Produce an exact transcription of the listing below, omitting the pictures.

# Start of Given material

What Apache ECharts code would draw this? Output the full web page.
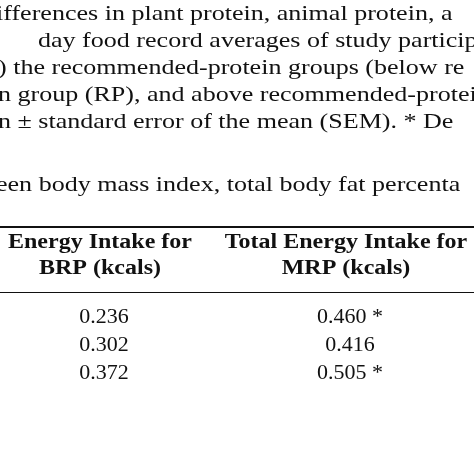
<!DOCTYPE html>
<html><head><meta charset="utf-8">
<script src="https://cdn.jsdelivr.net/npm/echarts@6/dist/echarts.min.js"></script>
<style>html,body{margin:0;padding:0;background:#fff}#c{width:474px;height:474px}</style>
</head><body><div id="c"></div>
<script>
const captionLines = [
  "ifferences in plant protein, animal protein, a",
  "day food record averages of study participa",
  ") the recommended-protein groups (below re",
  "n group (RP), and above recommended-protei",
  "n ± standard error of the mean (SEM). * De"
];
const captionX = [-4, 38, -2, -2, -2];
const tableTitle = "een body mass index, total body fat percenta";
const headerCol1 = ["Energy Intake for", "BRP (kcals)"];
const headerCol2 = ["Total Energy Intake for", "MRP (kcals)"];
const brpValues = ["0.236", "0.302", "0.372"];
const mrpValues = ["0.460 *", "0.416", "0.505 *"];

const font = "'Liberation Serif', 'DejaVu Serif', serif";
const g = [];
const captionY = [14, 41, 68, 95, 122];
captionLines.forEach((t, i) => g.push({type:'text', x: captionX[i], y: captionY[i], scaleX:1.24,
  style:{text:t, font:`21px ${font}`, fill:'#111', verticalAlign:'middle'}}));
g.push({type:'text', x:-4, y:185, scaleX:1.24, style:{text:tableTitle, font:`21px ${font}`, fill:'#111', verticalAlign:'middle'}});
g.push({type:'rect', shape:{x:0,y:226,width:474,height:2}, style:{fill:'#111'}});
g.push({type:'rect', shape:{x:0,y:292,width:474,height:1}, style:{fill:'#111'}});
headerCol1.forEach((t,i)=>g.push({type:'text', x:100, y:243+i*26, scaleX:1.2, style:{text:t, font:`bold 20px ${font}`, fill:'#111', align:'center', verticalAlign:'middle'}}));
headerCol2.forEach((t,i)=>g.push({type:'text', x:346, y:243+i*26, scaleX:1.2, style:{text:t, font:`bold 20px ${font}`, fill:'#111', align:'center', verticalAlign:'middle'}}));
brpValues.forEach((t,i)=>g.push({type:'text', x:104, y:318+i*28, scaleX:1.1, style:{text:t, font:`20px ${font}`, fill:'#111', align:'center', verticalAlign:'middle'}}));
mrpValues.forEach((t,i)=>g.push({type:'text', x:350, y:318+i*28, scaleX:1.1, style:{text:t, font:`20px ${font}`, fill:'#111', align:'center', verticalAlign:'middle'}}));

const chart = echarts.init(document.getElementById('c'));
chart.setOption({backgroundColor:'#fff', graphic:g});
</script></body></html>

# End of Given material

■ Task output
What Apache ECharts code would draw this? Output the full web page.
<!DOCTYPE html>
<html><head><meta charset="utf-8">
<script src="https://cdn.jsdelivr.net/npm/echarts@6/dist/echarts.min.js"></script>
<style>html,body{margin:0;padding:0;background:#fff}#c{width:474px;height:474px}</style>
</head><body><div id="c"></div>
<script>
const captionLines = [
  "ifferences in plant protein, animal protein, a",
  "day food record averages of study participa",
  ") the recommended-protein groups (below re",
  "n group (RP), and above recommended-protei",
  "n ± standard error of the mean (SEM). * De"
];
const captionX = [-4, 38, -2, -2, -2];
const tableTitle = "een body mass index, total body fat percenta";
const headerCol1 = ["Energy Intake for", "BRP (kcals)"];
const headerCol2 = ["Total Energy Intake for", "MRP (kcals)"];
const brpValues = ["0.236", "0.302", "0.372"];
const mrpValues = ["0.460 *", "0.416", "0.505 *"];

const font = "'Liberation Serif', 'DejaVu Serif', serif";
const g = [];
const captionY = [14, 41, 68, 95, 122];
captionLines.forEach((t, i) => g.push({type:'text', x: captionX[i], y: captionY[i], scaleX:1.24,
  style:{text:t, font:`21px ${font}`, fill:'#111', verticalAlign:'middle'}}));
g.push({type:'text', x:-4, y:185, scaleX:1.24, style:{text:tableTitle, font:`21px ${font}`, fill:'#111', verticalAlign:'middle'}});
g.push({type:'rect', shape:{x:0,y:226,width:474,height:2}, style:{fill:'#111'}});
g.push({type:'rect', shape:{x:0,y:292,width:474,height:1}, style:{fill:'#111'}});
headerCol1.forEach((t,i)=>g.push({type:'text', x:100, y:243+i*26, scaleX:1.2, style:{text:t, font:`bold 20px ${font}`, fill:'#111', align:'center', verticalAlign:'middle'}}));
headerCol2.forEach((t,i)=>g.push({type:'text', x:346, y:243+i*26, scaleX:1.2, style:{text:t, font:`bold 20px ${font}`, fill:'#111', align:'center', verticalAlign:'middle'}}));
brpValues.forEach((t,i)=>g.push({type:'text', x:104, y:318+i*28, scaleX:1.1, style:{text:t, font:`20px ${font}`, fill:'#111', align:'center', verticalAlign:'middle'}}));
mrpValues.forEach((t,i)=>g.push({type:'text', x:350, y:318+i*28, scaleX:1.1, style:{text:t, font:`20px ${font}`, fill:'#111', align:'center', verticalAlign:'middle'}}));

const chart = echarts.init(document.getElementById('c'));
chart.setOption({backgroundColor:'#fff', graphic:g});
</script></body></html>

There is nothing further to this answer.